Parentification: The Silent Struggle of Children Taking on Adult Roles
Part 1 of 2: Understanding Parentification and Why You Feel Responsible for Everyone Else
Most people think they are simply reliable or strong, but for many of us that strength is actually a survival reflex born from a interrupted childhood. You may have escaped the house, but you likely haven’t escaped the invisible weight of parentification that still dictates every safe choice you make today.
Whether you realize it or not, everyone holds a specific place within their family system. We are all energetically connected to our relatives, the system functions almost like a single organism. In an ideal setup, every member occupies a natural, healthy position: parents stand together as the foundation, while children remain in the role of the child.
However, when life happens, a shift often occurs where a child unintentionally switches places with a parent. This role reversal fundamentally reshapes your self-worth and your ability to set boundaries. This article is for those who were the strong ones before they were old enough to ride a bike.
“When children are forced to be the parents of their own parents, they are robbed of their own childhood and often spend the rest of their lives trying to find the self they had to abandon.” — Dr. Gabor Maté (Physician and best-selling author of The Myth of Normal, known for his work on childhood trauma and ADHD)
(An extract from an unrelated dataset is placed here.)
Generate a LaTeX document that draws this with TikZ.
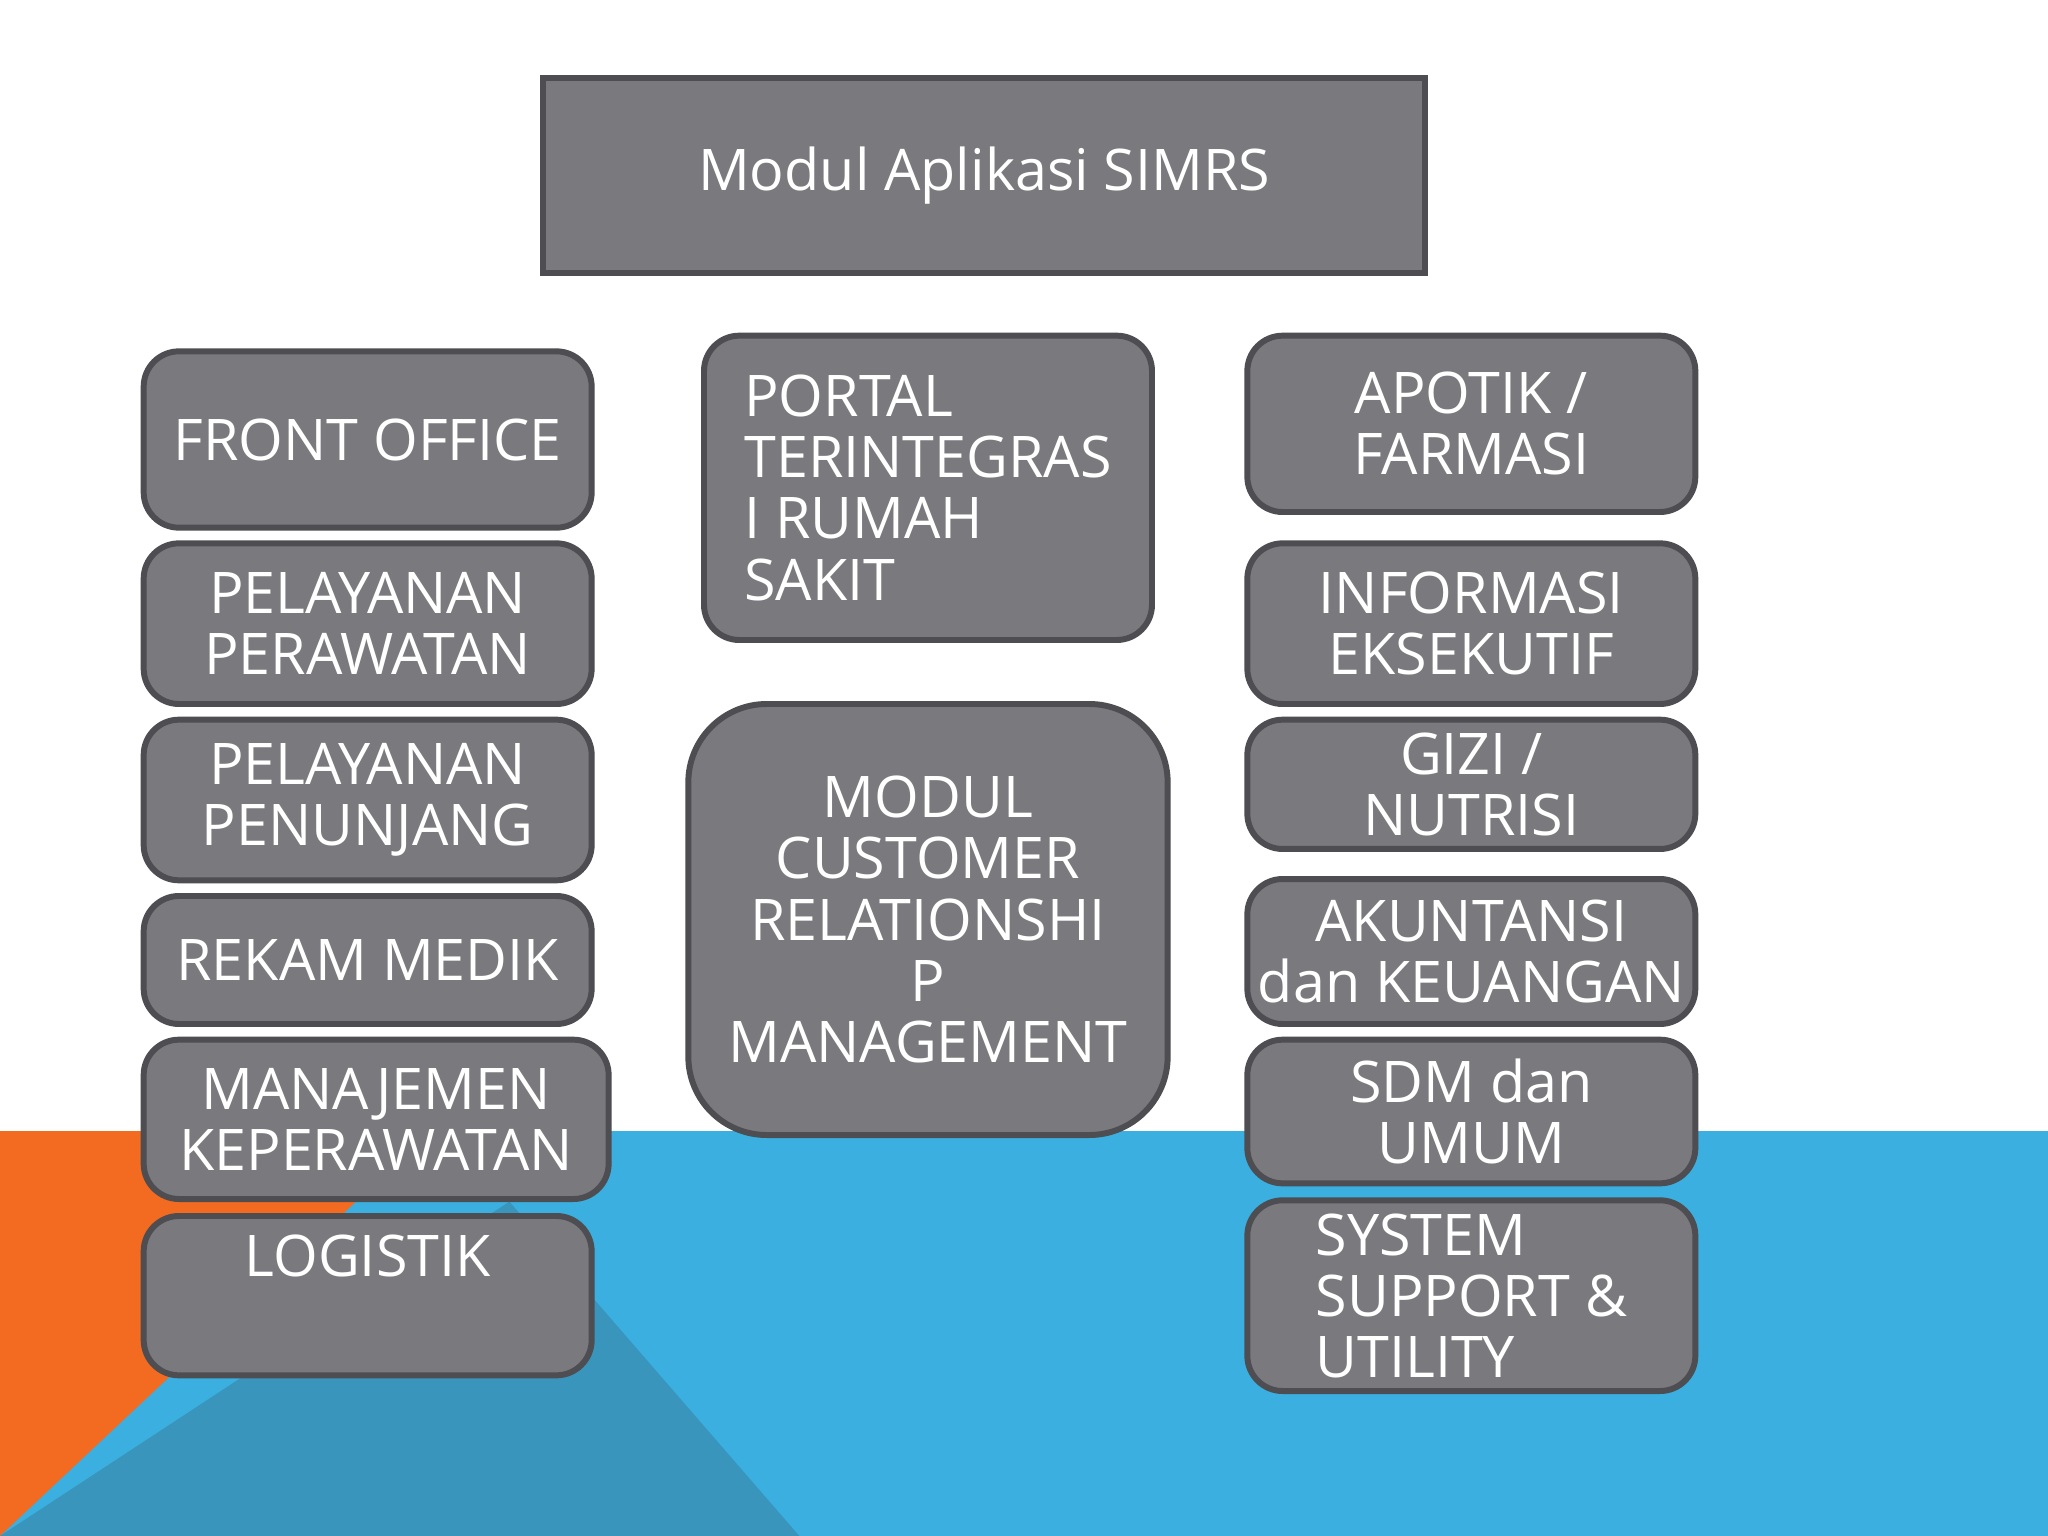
\documentclass[tikz,border=0pt]{standalone}
\usepackage{fontspec}
\setmainfont{Open Sans}
\definecolor{boxfill}{HTML}{7A7A7E}
\definecolor{boxedge}{HTML}{4E4E52}
\definecolor{bgblue}{HTML}{3AAFE0}
\definecolor{bgteal}{HTML}{3A95BD}
\definecolor{bgorange}{HTML}{F26B21}
\tikzset{
  box/.style={draw=boxedge,fill=boxfill,line width=1.3pt,rounded corners=0.27cm,text=white,
    font=\fontsize{12.5}{13.3}\selectfont,align=center,inner sep=0pt},
}
\newcommand\mybox[7][]{\node[box,#1,minimum width={(#5-#3)*0.01cm},minimum height={(#6-#4)*0.01cm}] (#2) at ({(#3+#5)/2},{(#4+#6)/2}) {#7};}
\begin{document}
\begin{tikzpicture}[x=0.01cm,y=-0.01cm]
\fill[white] (0,0) rectangle (1568,1176);
\useasboundingbox (0,0) rectangle (1568,1176);
\fill[bgblue] (0,866) rectangle (1568,1176);
\fill[bgorange] (0,866) -- (330,866) -- (0,1176) -- cycle;
\fill[bgteal] (0,1176) -- (390,920) -- (612,1176) -- cycle;
\mybox[rounded corners=0pt]{title}{416}{60}{1091}{209}{Modul Aplikasi SIMRS}
\mybox{fo}{110}{269}{453}{404}{FRONT OFFICE}
\mybox{pp}{110}{416}{453}{539}{PELAYANAN\\PERAWATAN}
\mybox{pj}{110}{551}{453}{674}{PELAYANAN\\PENUNJANG}
\mybox{rm}{110}{686}{453}{784}{REKAM MEDIK}
\mybox{mk}{110}{796}{466}{918}{MANAJEMEN\\KEPERAWATAN}
\mybox{lg}{110}{931}{453}{1053}{LOGISTIK\\\strut}
\mybox[align=left]{portal}{539}{257}{882}{490}{PORTAL\\TERINTEGRAS\\I RUMAH\\SAKIT}
\mybox[rounded corners=0.6cm]{crm}{527}{539}{894}{869}{MODUL\\CUSTOMER\\RELATIONSHI\\P\\MANAGEMENT}
\mybox{ap}{955}{257}{1298}{392}{APOTIK /\\FARMASI}
\mybox{ie}{955}{416}{1298}{539}{INFORMASI\\EKSEKUTIF}
\mybox{gz}{955}{551}{1298}{650}{GIZI /\\NUTRISI}
\mybox{ak}{955}{673}{1298}{784}{AKUNTANSI\\dan KEUANGAN}
\mybox{sdm}{955}{796}{1298}{906}{SDM dan\\UMUM}
\mybox[align=left]{ss}{955}{919}{1298}{1065}{SYSTEM\\SUPPORT \&\\UTILITY\hspace{1.6cm}}
\end{tikzpicture}
\end{document}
If you’ve never worked with or heard of family systems, this might sound a bit abstract. But once you see it in action, it makes perfect sense. During my coaching studies, I practiced these systemic movements many times, and the results were eye-opening. It is quite shocking to see how deeply these role switches impact everyone involved. even years later, long after every family member has grown older.
“In a healthy family, the parents are the ‘big ones’ and the children are the ‘little ones.’ When a child steps up to take care of a parent, the natural flow of love is blocked, and the child carries a burden of responsibility that belongs to the generations before them.” — Bert Hellinger (Psychotherapist and founder of the Family Constellations method)
The conversation usually focuses on the visible, physical tasks that a child takes on which are normally the responsibility of an adult, but what’s often ignored is the invisible emotional impact and burden. For a parentified child, the line between childhood and adulthood doesn’t just blur, it vanishes completely. This goes far deeper than doing chores and just helping in the household. It fundamentally reshapes your self-worth, your emotional health, and your ability to set personal boundaries as an adult. The depth of this impact is nothing short of mind-blowing. Once you realize it, the pieces of the puzzle finally fall into place, revealing exactly why you are who you are today.
“Parentification often leads to children becoming prematurely adult, unable to embrace the freedom and joy of childhood. It can affect their ability to trust and form healthy relationships as they grow.” — Dr. Karen Peters (clinical psychologist)
The Root of the Fear: Parentification
It’s a tricky thing, isn’t it? We were taught that being a good child meant helping and supporting our parents, being the reliable anchor of the family. Every human has a fundamental need to be seen and accepted, especially children who are still developing their attachment styles. In a healthy context, helping your parents is a positive thing. But for those of us who experienced Parentification, that strength is actually a cage. It happens when children are forced into the role of caregiver (emotionally or physically) far before they are ready. We became the strong ones before we were even old enough to ride a bike, carrying a role that was far too heavy for a child’s shoulders.
“The parentified child is often the ‘best’ child in the world, the one who never causes trouble. But this goodness is a mask, a way to survive an environment where their own needs were secondary to the stability of the family.” — Dr. Alice Miller (Psychologist and author of The Drama of the Gifted Child)
When we fast-forward to the present moment, most people see a successful adult who has it all together. What I see, is a child who is still waiting for permission to just be. I see someone who never had the chance to discover who they really are or to connect with the deepest core of their being. They are far away from their most powerful, authentic self. We stay in our comfort zones because we spent our youth managing everyone else’s chaos, and we’re exhausted. But what if the only person you are actually responsible for saving is you?